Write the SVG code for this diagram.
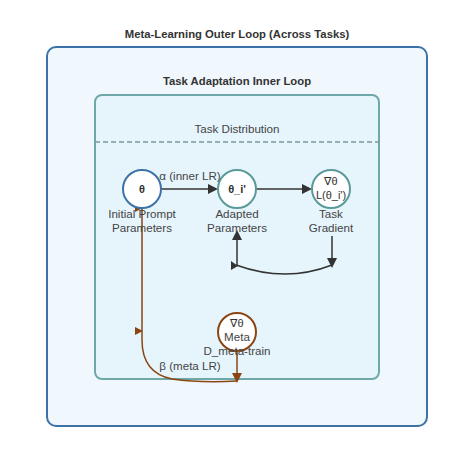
<svg xmlns="http://www.w3.org/2000/svg" width="474" height="474" viewBox="0 0 474 474">
<defs>
<style>
text{font-family:"Liberation Sans",Arial,sans-serif;fill:#333;text-anchor:middle}
.t{font-size:11.3px;font-weight:bold}
.l{font-size:11.6px;fill:#444}
.n{font-size:11px}
.dk{stroke:#333;stroke-width:1.5;fill:none}
.br{stroke:#8b4513;stroke-width:1.5;fill:none}
</style>
<marker id="ad" markerWidth="10" markerHeight="10" refX="8" refY="5" orient="auto" markerUnits="userSpaceOnUse"><path d="M0,0L10,5L0,10z" fill="#333"/></marker>
<marker id="ab" markerWidth="10" markerHeight="10" refX="8" refY="5" orient="auto" markerUnits="userSpaceOnUse"><path d="M0,0L10,5L0,10z" fill="#8b4513"/></marker>
</defs>
<rect width="474" height="474" fill="#fff"/>
<g id="outer">
<text class="t" x="237" y="38">Meta-Learning Outer Loop (Across Tasks)</text>
<rect x="47" y="47" width="380" height="379" rx="9" fill="#f0f7fd" stroke="#3d72a8" stroke-width="2"/>
<text class="t" x="237" y="85">Task Adaptation Inner Loop</text>
</g>
<g id="inner">
<rect x="95" y="95" width="284" height="284" rx="7" fill="#e6f5fc" stroke="#6fa8a8" stroke-width="2"/>
<text class="l" x="237" y="133">Task Distribution</text>
<line x1="95" y1="142" x2="379" y2="142" stroke="#7a9999" stroke-width="1.5" stroke-dasharray="5,3"/>
</g>
<g id="connectors">
<line class="dk" x1="161" y1="189" x2="216" y2="189" marker-end="url(#ad)"/>
<line class="dk" x1="256" y1="189" x2="310" y2="189" marker-end="url(#ad)"/>
<line class="dk" x1="332" y1="236" x2="332" y2="266" marker-end="url(#ad)"/>
<path class="dk" d="M332,265 Q286,283 236,265"/>
<path d="M231,261L238,266L231,270z" fill="#333"/>
<line class="dk" x1="237" y1="265" x2="237" y2="232" marker-end="url(#ad)"/>
<line class="br" x1="237" y1="351" x2="237" y2="381" marker-end="url(#ab)"/>
<path class="br" d="M237,381 Q200,383 172,379 Q142,373 142,340 L142,192" marker-end="url(#ab)"/>
<path d="M135,327L143,331L135,335z" fill="#8b4513"/>
<path d="M135,204L143,208L135,212z" fill="#8b4513"/>
</g>
<g id="n-theta">
<circle cx="142" cy="189" r="19" fill="#fff" stroke="#3d72a8" stroke-width="2"/>
<text class="n" x="142" y="193" font-weight="bold">θ</text>
<text class="l" x="142" y="218">Initial Prompt</text>
<text class="l" x="142" y="232">Parameters</text>
</g>
<g id="n-adapted">
<circle cx="237" cy="189" r="19" fill="#fff" stroke="#5a9a9a" stroke-width="2"/>
<text class="n" x="237" y="193" font-weight="bold">θ_i'</text>
<text class="l" x="237" y="218">Adapted</text>
<text class="l" x="237" y="232">Parameters</text>
</g>
<g id="n-grad">
<circle cx="331" cy="189" r="19" fill="#fff" stroke="#5a9a9a" stroke-width="2"/>
<text class="n" x="331" y="185">∇θ</text>
<text class="n" x="331" y="199">L(θ_i')</text>
<text class="l" x="331" y="218">Task</text>
<text class="l" x="331" y="232">Gradient</text>
</g>
<g id="n-meta">
<circle cx="237" cy="332" r="19" fill="#fff" stroke="#8b4513" stroke-width="2"/>
<text class="n" x="237" y="327">∇θ</text>
<text class="l" x="237" y="341">Meta</text>
<text class="l" x="237" y="355">D_meta-train</text>
</g>
<g id="edge-labels">
<text class="l" x="190" y="180">α (inner LR)</text>
<text class="l" x="190" y="370">β (meta LR)</text>
</g>
</svg>
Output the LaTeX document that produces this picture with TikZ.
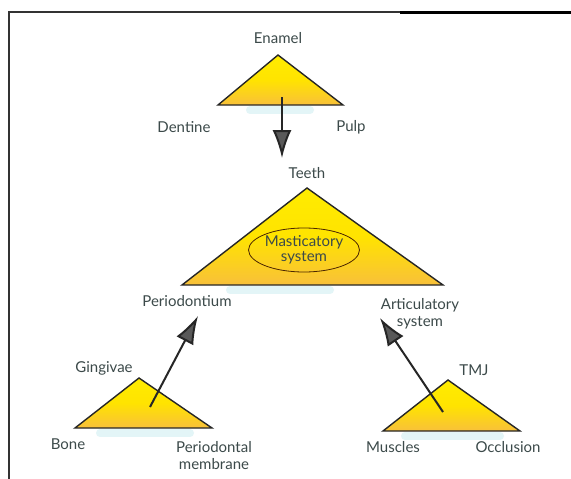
####
● **Do this**: Copy the data word for word. Pictures do not go in the copy.

● **Answer to this exercise**:
Write the SVG code for this diagram.
<svg xmlns="http://www.w3.org/2000/svg" width="474" height="474" viewBox="0 0 474 474">
<defs>
<style>
text{font-family:"Liberation Sans",Arial,sans-serif;fill:#333;text-anchor:middle}
.t{font-size:11.3px;font-weight:bold}
.l{font-size:11.6px;fill:#444}
.n{font-size:11px}
.dk{stroke:#333;stroke-width:1.5;fill:none}
.br{stroke:#8b4513;stroke-width:1.5;fill:none}
</style>
<marker id="ad" markerWidth="10" markerHeight="10" refX="8" refY="5" orient="auto" markerUnits="userSpaceOnUse"><path d="M0,0L10,5L0,10z" fill="#333"/></marker>
<marker id="ab" markerWidth="10" markerHeight="10" refX="8" refY="5" orient="auto" markerUnits="userSpaceOnUse"><path d="M0,0L10,5L0,10z" fill="#8b4513"/></marker>
</defs>
<rect width="474" height="474" fill="#fff"/>
<g id="outer">
<text class="t" x="237" y="38">Meta-Learning Outer Loop (Across Tasks)</text>
<rect x="47" y="47" width="380" height="379" rx="9" fill="#f0f7fd" stroke="#3d72a8" stroke-width="2"/>
<text class="t" x="237" y="85">Task Adaptation Inner Loop</text>
</g>
<g id="inner">
<rect x="95" y="95" width="284" height="284" rx="7" fill="#e6f5fc" stroke="#6fa8a8" stroke-width="2"/>
<text class="l" x="237" y="133">Task Distribution</text>
<line x1="95" y1="142" x2="379" y2="142" stroke="#7a9999" stroke-width="1.5" stroke-dasharray="5,3"/>
</g>
<g id="connectors">
<line class="dk" x1="161" y1="189" x2="216" y2="189" marker-end="url(#ad)"/>
<line class="dk" x1="256" y1="189" x2="310" y2="189" marker-end="url(#ad)"/>
<line class="dk" x1="332" y1="236" x2="332" y2="266" marker-end="url(#ad)"/>
<path class="dk" d="M332,265 Q286,283 236,265"/>
<path d="M231,261L238,266L231,270z" fill="#333"/>
<line class="dk" x1="237" y1="265" x2="237" y2="232" marker-end="url(#ad)"/>
<line class="br" x1="237" y1="351" x2="237" y2="381" marker-end="url(#ab)"/>
<path class="br" d="M237,381 Q200,383 172,379 Q142,373 142,340 L142,192" marker-end="url(#ab)"/>
<path d="M135,327L143,331L135,335z" fill="#8b4513"/>
<path d="M135,204L143,208L135,212z" fill="#8b4513"/>
</g>
<g id="n-theta">
<circle cx="142" cy="189" r="19" fill="#fff" stroke="#3d72a8" stroke-width="2"/>
<text class="n" x="142" y="193" font-weight="bold">θ</text>
<text class="l" x="142" y="218">Initial Prompt</text>
<text class="l" x="142" y="232">Parameters</text>
</g>
<g id="n-adapted">
<circle cx="237" cy="189" r="19" fill="#fff" stroke="#5a9a9a" stroke-width="2"/>
<text class="n" x="237" y="193" font-weight="bold">θ_i'</text>
<text class="l" x="237" y="218">Adapted</text>
<text class="l" x="237" y="232">Parameters</text>
</g>
<g id="n-grad">
<circle cx="331" cy="189" r="19" fill="#fff" stroke="#5a9a9a" stroke-width="2"/>
<text class="n" x="331" y="185">∇θ</text>
<text class="n" x="331" y="199">L(θ_i')</text>
<text class="l" x="331" y="218">Task</text>
<text class="l" x="331" y="232">Gradient</text>
</g>
<g id="n-meta">
<circle cx="237" cy="332" r="19" fill="#fff" stroke="#8b4513" stroke-width="2"/>
<text class="n" x="237" y="327">∇θ</text>
<text class="l" x="237" y="341">Meta</text>
<text class="l" x="237" y="355">D_meta-train</text>
</g>
<g id="edge-labels">
<text class="l" x="190" y="180">α (inner LR)</text>
<text class="l" x="190" y="370">β (meta LR)</text>
</g>
</svg>
Output the LaTeX document that produces this picture with TikZ.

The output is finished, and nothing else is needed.